Answer

**step1** Understanding the structure of the equation

The given equation is $$5^{2x}-11(5^{x})+30=0$$. We observe that the equation contains terms involving $$5^x$$ and $$5^{2x}$$. We can rewrite $$5^{2x}$$ as $$(5^x)^2$$. This shows that the equation has a structure similar to a quadratic equation.

**step2** Introducing a substitution to simplify the equation

To make the equation easier to work with, let's introduce a temporary representation for the repeating term. Let's say that $$y$$ represents $$5^x$$.
When we make this substitution, the term $$5^{2x}$$ becomes $$(5^x)^2$$, which is $$y^2$$.
So, the original equation, $$5^{2x}-11(5^{x})+30=0$$, transforms into a simpler form: $$y^2 - 11y + 30 = 0$$.

**step3** Solving the quadratic equation

Now we need to find the values of $$y$$ that satisfy the equation $$y^2 - 11y + 30 = 0$$. This is a quadratic equation. We can solve it by factoring. We look for two numbers that multiply to $$30$$ and add up to $$-11$$. These numbers are $$-5$$ and $$-6$$.
So, we can factor the equation as $$(y-5)(y-6) = 0$$.
For the product of two factors to be zero, at least one of the factors must be zero. This gives us two possibilities for $$y$$:
Case 1: $$y - 5 = 0$$
Case 2: $$y - 6 = 0$$

**step4** Finding the values of y

From Case 1: $$y - 5 = 0$$. By adding $$5$$ to both sides, we find that $$y = 5$$.
From Case 2: $$y - 6 = 0$$. By adding $$6$$ to both sides, we find that $$y = 6$$.
So, we have two possible values for $$y$$: $$5$$ and $$6$$.

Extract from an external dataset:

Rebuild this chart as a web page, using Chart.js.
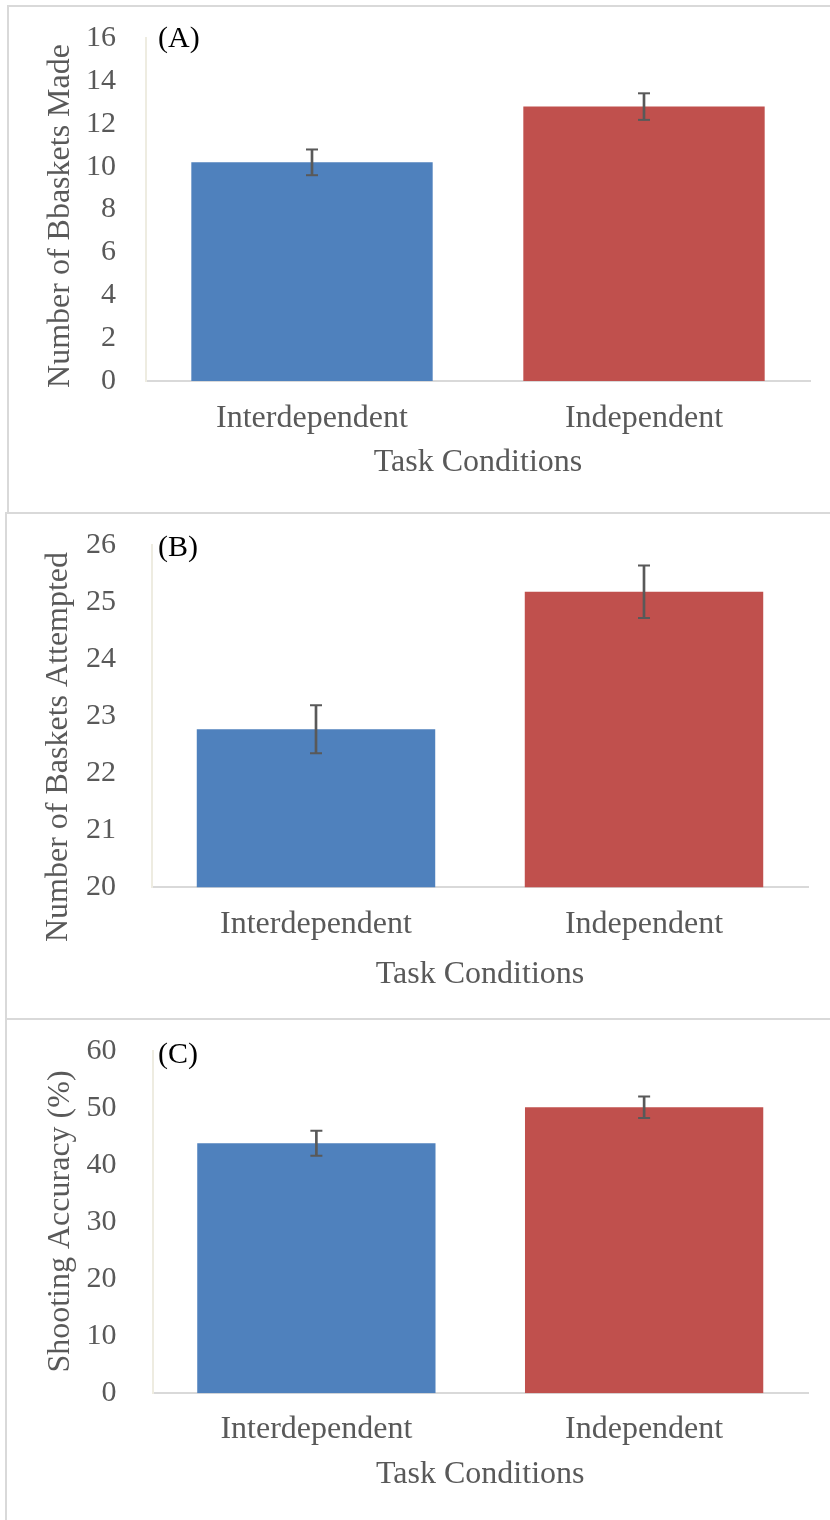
<!DOCTYPE html>
<html>
<head>
<meta charset="utf-8">
<script src="https://cdn.jsdelivr.net/npm/chart.js@4.4.1/dist/chart.umd.min.js"></script>
<style>
  html, body { margin:0; padding:0; background:#fff; width:830px; height:1520px; overflow:hidden; position:relative; }
  .panel { position:absolute; border:2px solid #d9d9d9; box-sizing:border-box; width:1000px; }
  canvas { position:absolute; left:0; }
</style>
</head>
<body>
<div class="panel" style="left:7px;top:5px;height:509px;"></div>
<div class="panel" style="left:5px;top:512px;height:508px;"></div>
<div class="panel" style="left:5px;top:1018px;height:600px;"></div>
<canvas id="cA" width="830" height="513" style="top:0px;"></canvas>
<canvas id="cB" width="830" height="506" style="top:513px;"></canvas>
<canvas id="cC" width="830" height="501" style="top:1019px;"></canvas>
<script>
// ---------- data ----------
const categories = ['Interdependent', 'Independent'];

const madeMeans = [10.2, 12.8];
const madeErrors = [0.6, 0.62];
const madeTicks = [0, 2, 4, 6, 8, 10, 12, 14, 16];

const attemptedMeans = [22.77, 25.18];
const attemptedErrors = [0.42, 0.46];
const attemptedTicks = [20, 21, 22, 23, 24, 25, 26];

const accuracyMeans = [43.8, 50.1];
const accuracyErrors = [2.2, 1.9];
const accuracyTicks = [0, 10, 20, 30, 40, 50, 60];

const panelLetters = ['(A)', '(B)', '(C)'];
const yTitles = ['Number of Bbaskets Made', 'Number of Baskets Attempted', 'Shooting Accuracy (%)'];
const xTitle = 'Task Conditions';

// ---------- styling ----------
const barColors = ['#4F81BD', '#C0504D'];
const errColor = '#595959';
const textColor = '#595959';
const serif = '"Liberation Serif", "Times New Roman", serif';

const annotPlugin = {
  id: 'annot',
  afterDraw(chart, args, o) {
    const ctx = chart.ctx;
    ctx.save();
    ctx.fillStyle = '#000';
    ctx.font = '30px ' + serif;
    ctx.textAlign = 'left';
    ctx.textBaseline = 'alphabetic';
    ctx.fillText(o.letter, o.lx, o.ly);
    ctx.translate(o.tx, o.ty);
    ctx.rotate(-Math.PI / 2);
    ctx.fillStyle = textColor;
    ctx.font = '32px ' + serif;
    ctx.textAlign = 'center';
    ctx.textBaseline = 'middle';
    ctx.fillText(o.ytitle, 0, 0);
    ctx.restore();
  }
};

function makeChart(id, means, errors, ticks, L) {
  const lows = means.map((m, i) => m - errors[i]);
  const highs = means.map((m, i) => m + errors[i]);
  const stems = lows.map((lo, i) => [lo, highs[i]]);
  return new Chart(document.getElementById(id), {
    type: 'bar',
    data: {
      labels: categories,
      datasets: [
        { type: 'line', data: highs, showLine: false, pointStyle: 'line', pointRadius: 6,
          pointBorderColor: errColor, pointBorderWidth: 2, pointBackgroundColor: errColor, order: 0 },
        { type: 'line', data: lows, showLine: false, pointStyle: 'line', pointRadius: 6,
          pointBorderColor: errColor, pointBorderWidth: 2, pointBackgroundColor: errColor, order: 0 },
        { data: stems, backgroundColor: errColor, barThickness: 2, grouped: false, order: 1 },
        { data: means, backgroundColor: barColors, grouped: false,
          categoryPercentage: 1, barPercentage: 0.727, order: 2 }
      ]
    },
    options: {
      responsive: false,
      animation: false,
      devicePixelRatio: 1,
      events: [],
      layout: { padding: { top: L.top, right: L.right, left: 0, bottom: 0 } },
      plugins: {
        legend: { display: false },
        tooltip: { enabled: false },
        annot: L.annot
      },
      scales: {
        x: {
          offset: true,
          grid: { display: false, drawTicks: false },
          border: { display: true, color: '#d9d9d9', width: 2 },
          ticks: { color: textColor, font: { family: serif, size: 32 }, padding: L.xpad },
          title: { display: true, text: xTitle, color: textColor,
                   font: { family: serif, size: 32 }, padding: { top: 0, bottom: L.xtitlePad } },
          afterFit: s => { s.height = L.xh; s.paddingLeft = 0; s.paddingRight = 0; }
        },
        y: {
          min: ticks[0],
          max: ticks[ticks.length - 1],
          afterBuildTicks: s => { s.ticks = ticks.map(v => ({ value: v })); },
          grid: { display: false, drawTicks: false },
          border: { display: true, color: '#eeece1', width: 2 },
          ticks: { color: textColor, font: { family: serif, size: 30 }, padding: L.ypad },
          afterFit: s => { s.width = L.yw; s.paddingTop = 0; s.paddingBottom = 0; }
        }
      }
    },
    plugins: [annotPlugin]
  });
}

makeChart('cA', madeMeans, madeErrors, madeTicks, {
  top: 38, right: 20, xh: 132, yw: 146, xpad: 18.6, xtitlePad: 31, ypad: 30,
  annot: { letter: panelLetters[0], lx: 158, ly: 47, ytitle: yTitles[0], tx: 61, ty: 216 }
});
makeChart('cB', attemptedMeans, attemptedErrors, attemptedTicks, {
  top: 32, right: 22, xh: 131.7, yw: 152, xpad: 17.7, xtitlePad: 25.5, ypad: 36,
  annot: { letter: panelLetters[1], lx: 158, ly: 43, ytitle: yTitles[1], tx: 59, ty: 234 }
});
makeChart('cC', accuracyMeans, accuracyErrors, accuracyTicks, {
  top: 31.7, right: 22, xh: 126.7, yw: 152.5, xpad: 17.4, xtitlePad: 26.5, ypad: 36,
  annot: { letter: panelLetters[2], lx: 158, ly: 44, ytitle: yTitles[2], tx: 61, ty: 202.5 }
});
</script>
</body>
</html>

**step5** Substituting back to find x for the first solution

We defined $$y$$ as $$5^x$$. Now we substitute the values of $$y$$ back into this expression to find the corresponding values of $$x$$.
For the first case, where $$y = 5$$:
We have $$5^x = 5$$.
Since $$5$$ can be written as $$5^1$$, we can compare the exponents directly:
$$5^x = 5^1$$
Therefore, $$x = 1$$.

**step6** Substituting back to find x for the second solution

For the second case, where $$y = 6$$:
We have $$5^x = 6$$.
To find the value of $$x$$ when the base ($$5$$) and the result ($$6$$) are different, we use logarithms. We can take the logarithm with base $$5$$ on both sides of the equation:
$$\log_5(5^x) = \log_5(6)$$
Using the property of logarithms that $$\log_b(b^k) = k$$, the left side simplifies to $$x$$:
$$x = \log_5(6)$$.

**step7** Calculating the numerical value of x using logarithms

To get a numerical value for $$x$$, we can use the change of base formula for logarithms, which states that $$\log_b a = \frac{\log_{10} a}{\log_{10} b}$$ (or using natural logarithms, $$\ln$$). Let's use common logarithms (base $$10$$) for the calculation:
$$x = \frac{\log_{10} 6}{\log_{10} 5}$$
Using a calculator:
$$\log_{10} 6 \approx 0.77815125$$
$$\log_{10} 5 \approx 0.69897000$$
$$x \approx \frac{0.77815125}{0.69897000} \approx 1.1132836$$

**step8** Rounding the answers to 3 significant figures

We have two solutions for $$x$$:
The first solution is $$x = 1$$. To express this to 3 significant figures, we write it as $$1.00$$.
The second solution is $$x \approx 1.1132836$$. To round this to 3 significant figures, we look at the fourth significant figure. The first three significant figures are $$1$$, $$1$$, and $$1$$ (from $$1.11$$). The fourth significant figure is $$3$$. Since $$3$$ is less than $$5$$, we keep the third significant figure as it is.
So, $$x \approx 1.11$$ (to 3 significant figures).
The solutions are $$x = 1.00$$ and $$x = 1.11$$.